Small Drug Pouch May Offer New Tool to Protect Newborns From HIV

Reading audio



2010-5-23

This is the VOA Special English Development Report.

Researchers say they have found a way to extend the storage life of a drug used to treat H.I.V. Their work could give infected mothers in the developing world a new way to prevent the spread of the AIDS virus to their newborn babies. The drug is nevirapine. If it is given within seventy-two hours after birth, it can often protect babies from H.I.V.

Researchers at Duke University in North Carolina have developed a small pouch made of foil and plastic. They say current tests show that the pouch can safely store the drug for as long as four months.

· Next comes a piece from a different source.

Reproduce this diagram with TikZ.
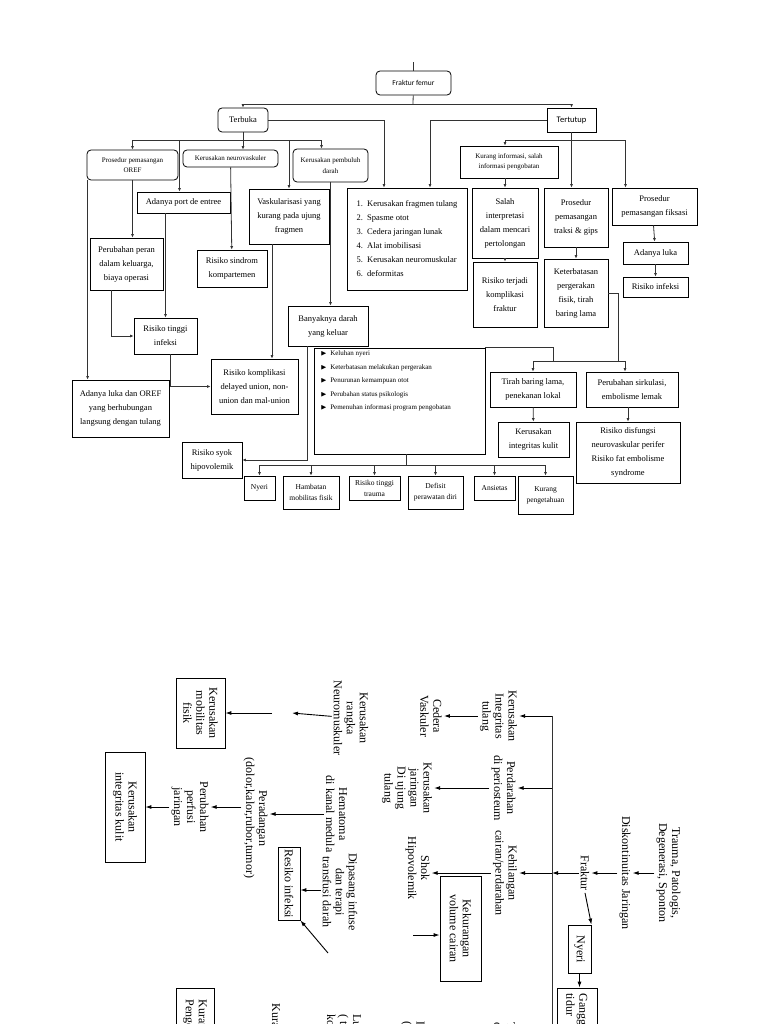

But they expect that final results in October will show it can keep the liquid stable for up to twelve months.

That way, H.I.V.-infected women could have plenty of time to get the pouch from a health care provider early in their pregnancy.

Caroline Gamache is a biomedical engineer at Duke who worked on the project.

CAROLINE GAMACHE: "Many mothers deliver at home in sub-Saharan Africa and it's very difficult for them to get to a hospital or clinic which may be miles away in that time period. And so we are proposing to give this pouch to mothers in their first or second trimester, when they come in for their first antenatal care visit. And then they would take the pouch home and they'd have it at their hands at the time of delivery."

The idea is that mothers would pour the liquid into the baby's mouth as part of an H.I.V. treatment program.

The drug company Boehringer Ingelheim developed nevirapine. It says one dose of the medicine given to mother and child prevents the spread of H.I.V. in more than fifty percent of cases.

Boehringer Ingelheim has been working with the nonprofit organization PATH to offer a similar pouch for the past several years. The nevirapine is contained in a small dropper placed inside the pouch.

They got the idea from health workers in Kenya. The workers had been putting the medicine into droppers, then wrapping the tube with tape, aluminum foil and plastic. PATH designed a foil pouch that could keep the medicine stable for up to two months.

Adriane Burman is with the PATH office in Seattle, Washington. She says the pouch is an important tool for preventing the spread of H.I.V. from mother to child.

She noted a United Nations report that in two thousand eight about four hundred thirty thousand babies were born with H.I.V. Nine out of ten were born in Africa. The report said nearly all the mother-to-child infections could have been prevented through interventions.